If your scalp gets oily but your ends are dry, tailor each step to its zone. Cleanse the roots properly, but focus repair through the lengths. If your blonde feels weighed down, choose lighter hydration rather than skipping care altogether. If it feels very damaged, washing less aggressively and treating more often will usually give better cosmetic results.
For salons and at-home users alike, the smartest routines are targeted, not oversized. That is the thinking behind concern-led care, and it is why brands such as Arganmidas focus on matching formulas to what hair is actually dealing with.
Small habits that keep blonde looking expensive
A better routine helps, but daily habits matter too. Rough towel drying can fray fragile ends. Tight hairstyles can snap compromised strands around the hairline. Sleeping on dry, untreated hair can leave it knotty by morning.
Use a microfibre towel or soft T-shirt to blot instead of rub. Detangle from the ends upward with patience. Apply a small amount of serum before bed if your ends are especially thirsty.

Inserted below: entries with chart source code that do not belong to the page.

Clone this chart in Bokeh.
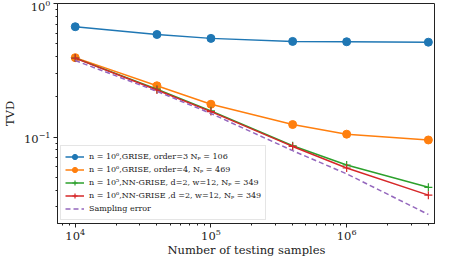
from bokeh.plotting import figure
from bokeh.models import Range1d, Legend, LegendItem, FixedTicker
from bokeh.embed import file_html
from bokeh.resources import INLINE

samples = [1e4, 4e4, 1e5, 4e5, 1e6, 4e6]
grise3 = [0.67, 0.586, 0.548, 0.52, 0.517, 0.513]
grise4 = [0.393, 0.242, 0.176, 0.124, 0.105, 0.095]
nn5 = [0.39, 0.228, 0.157, 0.086, 0.0617, 0.042]
nn6 = [0.39, 0.225, 0.155, 0.085, 0.0586, 0.0367]
samp_err = [0.374, 0.22, 0.15, 0.079, 0.053, 0.0263]

x_major = [1e4, 1e5, 1e6]
x_minor = [8e3, 9e3] + [k * 1e4 for k in range(2, 10)] + [k * 1e5 for k in range(2, 10)] + [k * 1e6 for k in range(2, 5)]
y_major = [0.1, 1.0]
y_minor = [k * 0.01 for k in range(3, 10)] + [k * 0.1 for k in range(2, 10)]

labels = [
    "n = 10\u2076,GRISE, order=3 N\u209a = 106",
    "n = 10\u2076,GRISE, order=4, N\u209a = 469",
    "n = 10\u2075,NN-GRISE, d=2, w=12, N\u209a = 349",
    "n = 10\u2076,NN-GRISE ,d =2, w=12, N\u209a = 349",
    "Sampling error",
]
colors = ["#1f77b4", "#ff7f0e", "#2ca02c", "#d62728", "#9467bd"]

FONT = "DejaVu Serif"

p = figure(width=435, height=259, x_axis_type="log", y_axis_type="log",
           output_backend="svg", toolbar_location=None,
           x_range=Range1d(7400, 4.515e6), y_range=Range1d(0.0225, 1.0),
           min_border_left=52, min_border_right=0, min_border_top=3,
           min_border_bottom=32)
p.grid.visible = False
p.outline_line_color = "#222222"
p.outline_line_width = 1

p.xaxis.ticker = FixedTicker(ticks=x_major, minor_ticks=x_minor)
p.yaxis.ticker = FixedTicker(ticks=y_major, minor_ticks=y_minor)

for ax in (p.xaxis[0], p.yaxis[0]):
    ax.major_label_text_font = FONT
    ax.major_label_text_font_size = "11.5px"
    ax.major_label_text_color = "#222222"
    ax.axis_label_text_font = FONT
    ax.axis_label_text_font_size = "11.5px"
    ax.axis_label_text_font_style = "normal"
    ax.axis_label_text_color = "#222222"
    ax.major_tick_out = 4
    ax.major_tick_in = 0
    ax.minor_tick_out = 2
    ax.minor_tick_in = 0
    ax.major_label_standoff = 2
    ax.axis_label_standoff = 0
    ax.axis_line_color = "#222222"
    ax.major_tick_line_color = "#222222"
    ax.minor_tick_line_color = "#222222"

p.xaxis.axis_label = "Number of testing samples"
p.xaxis.major_label_standoff = 1
p.yaxis.axis_label = "TVD"
p.yaxis.major_label_standoff = 3
p.yaxis.axis_label_standoff = 4
p.yaxis.major_label_orientation = "horizontal"

r1 = p.line(samples, grise3, color=colors[0], line_width=1.5)
m1 = p.scatter(samples, grise3, color=colors[0], size=8, marker="circle")
r2 = p.line(samples, grise4, color=colors[1], line_width=1.5)
m2 = p.scatter(samples, grise4, color=colors[1], size=8, marker="circle")
r3 = p.line(samples, nn5, color=colors[2], line_width=1.5)
m3 = p.scatter(samples, nn5, color=colors[2], size=8, marker="cross", line_width=1.2)
r4 = p.line(samples, nn6, color=colors[3], line_width=1.5)
m4 = p.scatter(samples, nn6, color=colors[3], size=8, marker="cross", line_width=1.2)
r5 = p.line(samples, samp_err, color=colors[4], line_width=1.5, line_dash="5 3")

items = [
    LegendItem(label=labels[0], renderers=[r1, m1]),
    LegendItem(label=labels[1], renderers=[r2, m2]),
    LegendItem(label=labels[2], renderers=[r3, m3]),
    LegendItem(label=labels[3], renderers=[r4, m4]),
    LegendItem(label=labels[4], renderers=[r5]),
]
legend = Legend(items=items, location="bottom_left",
                label_text_font=FONT, label_text_font_size="8px",
                label_text_color="#222222",
                glyph_width=19, glyph_height=13, label_height=13,
                spacing=0, padding=4, margin=3, label_standoff=5,
                border_line_color="#cccccc", border_line_width=1,
                background_fill_alpha=0.8)
p.add_layout(legend)

open("out.html", "w").write(file_html(p, INLINE))
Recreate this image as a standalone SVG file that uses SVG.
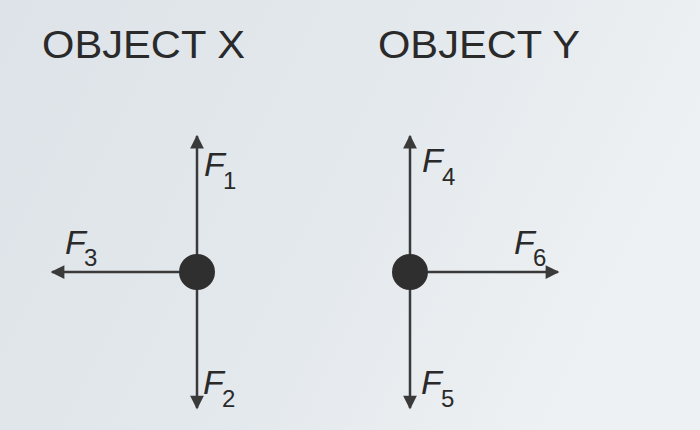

If you swim regularly, wetting your hair first and protecting it after can help reduce the drying effect of pool water.
The other habit worth changing is waiting too long for a trim. Bleached ends do not repair the way skin does. Once they split, they tend to keep travelling. Regular tidy-ups help your blonde hold shape and look healthier, even if you are trying to keep the length.
Bleached blonde hair can absolutely stay soft, bright and glossy, but it responds best to steady care rather than rescue-mode products after damage has already built up. Treat it like high-maintenance fabric - gentle washing, proper conditioning, smart protection, and less stress where you can. When your routine is doing the right work, blonde stops feeling fragile and starts looking polished again.